==== Supplied information

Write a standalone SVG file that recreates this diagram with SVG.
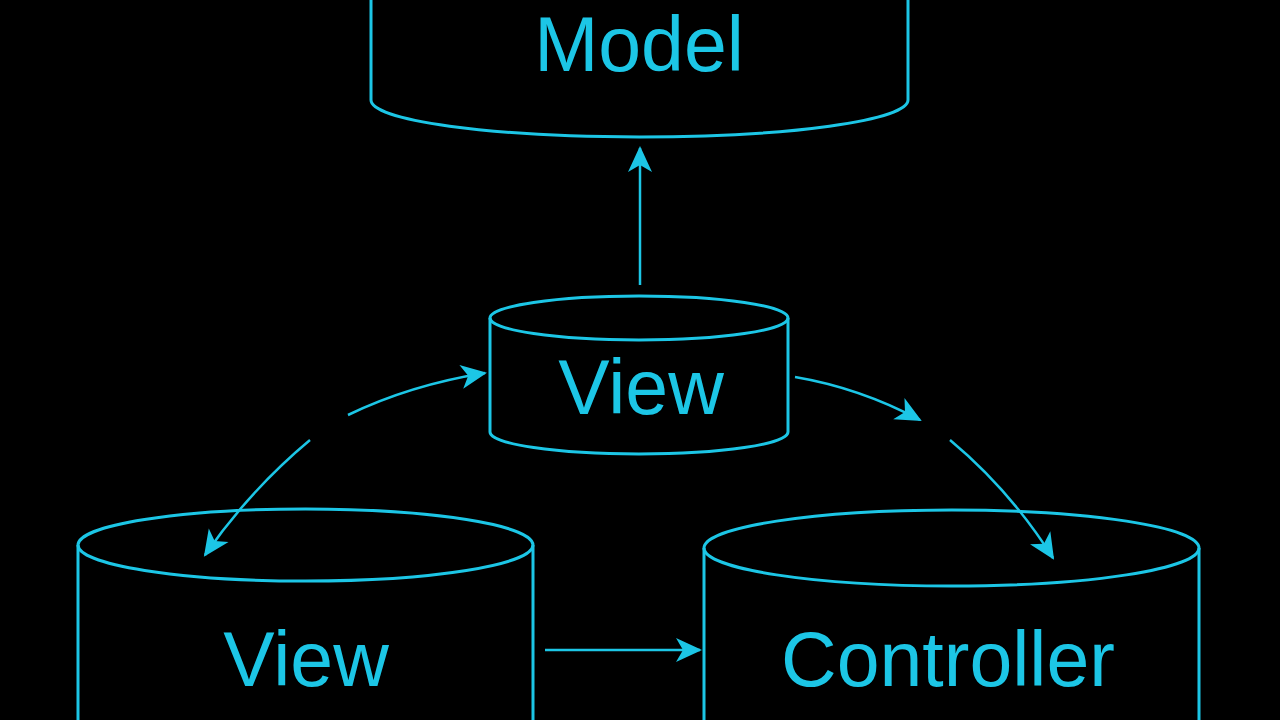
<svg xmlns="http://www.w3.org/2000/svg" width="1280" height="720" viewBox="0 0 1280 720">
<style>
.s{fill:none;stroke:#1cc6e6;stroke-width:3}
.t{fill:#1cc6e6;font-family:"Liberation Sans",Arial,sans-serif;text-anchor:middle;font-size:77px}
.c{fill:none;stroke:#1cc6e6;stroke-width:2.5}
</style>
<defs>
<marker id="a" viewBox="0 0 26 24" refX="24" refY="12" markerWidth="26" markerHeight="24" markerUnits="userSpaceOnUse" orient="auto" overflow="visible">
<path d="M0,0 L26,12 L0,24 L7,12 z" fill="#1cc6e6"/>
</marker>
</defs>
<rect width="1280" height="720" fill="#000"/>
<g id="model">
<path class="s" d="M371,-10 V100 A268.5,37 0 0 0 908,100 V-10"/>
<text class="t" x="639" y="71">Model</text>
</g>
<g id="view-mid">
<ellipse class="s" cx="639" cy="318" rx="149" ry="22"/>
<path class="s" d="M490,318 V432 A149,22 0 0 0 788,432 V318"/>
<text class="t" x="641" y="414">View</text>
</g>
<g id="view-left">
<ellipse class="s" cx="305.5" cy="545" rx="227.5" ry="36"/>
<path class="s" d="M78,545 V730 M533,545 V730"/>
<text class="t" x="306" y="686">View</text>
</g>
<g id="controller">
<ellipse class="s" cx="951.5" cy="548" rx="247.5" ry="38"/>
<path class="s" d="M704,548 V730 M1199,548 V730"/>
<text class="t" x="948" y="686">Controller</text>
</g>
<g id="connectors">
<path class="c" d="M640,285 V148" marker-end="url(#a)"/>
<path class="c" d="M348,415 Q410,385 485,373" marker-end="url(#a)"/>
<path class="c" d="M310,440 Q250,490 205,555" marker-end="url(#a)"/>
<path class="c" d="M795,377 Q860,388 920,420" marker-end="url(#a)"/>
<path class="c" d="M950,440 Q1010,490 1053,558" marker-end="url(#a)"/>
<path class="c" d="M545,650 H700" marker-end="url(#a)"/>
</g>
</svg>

========

■ Required work
All the material shown above is to be copied exactly, with no pictures carried over.

■ Response
Write a standalone SVG file that recreates this diagram with SVG.
<svg xmlns="http://www.w3.org/2000/svg" width="1280" height="720" viewBox="0 0 1280 720">
<style>
.s{fill:none;stroke:#1cc6e6;stroke-width:3}
.t{fill:#1cc6e6;font-family:"Liberation Sans",Arial,sans-serif;text-anchor:middle;font-size:77px}
.c{fill:none;stroke:#1cc6e6;stroke-width:2.5}
</style>
<defs>
<marker id="a" viewBox="0 0 26 24" refX="24" refY="12" markerWidth="26" markerHeight="24" markerUnits="userSpaceOnUse" orient="auto" overflow="visible">
<path d="M0,0 L26,12 L0,24 L7,12 z" fill="#1cc6e6"/>
</marker>
</defs>
<rect width="1280" height="720" fill="#000"/>
<g id="model">
<path class="s" d="M371,-10 V100 A268.5,37 0 0 0 908,100 V-10"/>
<text class="t" x="639" y="71">Model</text>
</g>
<g id="view-mid">
<ellipse class="s" cx="639" cy="318" rx="149" ry="22"/>
<path class="s" d="M490,318 V432 A149,22 0 0 0 788,432 V318"/>
<text class="t" x="641" y="414">View</text>
</g>
<g id="view-left">
<ellipse class="s" cx="305.5" cy="545" rx="227.5" ry="36"/>
<path class="s" d="M78,545 V730 M533,545 V730"/>
<text class="t" x="306" y="686">View</text>
</g>
<g id="controller">
<ellipse class="s" cx="951.5" cy="548" rx="247.5" ry="38"/>
<path class="s" d="M704,548 V730 M1199,548 V730"/>
<text class="t" x="948" y="686">Controller</text>
</g>
<g id="connectors">
<path class="c" d="M640,285 V148" marker-end="url(#a)"/>
<path class="c" d="M348,415 Q410,385 485,373" marker-end="url(#a)"/>
<path class="c" d="M310,440 Q250,490 205,555" marker-end="url(#a)"/>
<path class="c" d="M795,377 Q860,388 920,420" marker-end="url(#a)"/>
<path class="c" d="M950,440 Q1010,490 1053,558" marker-end="url(#a)"/>
<path class="c" d="M545,650 H700" marker-end="url(#a)"/>
</g>
</svg>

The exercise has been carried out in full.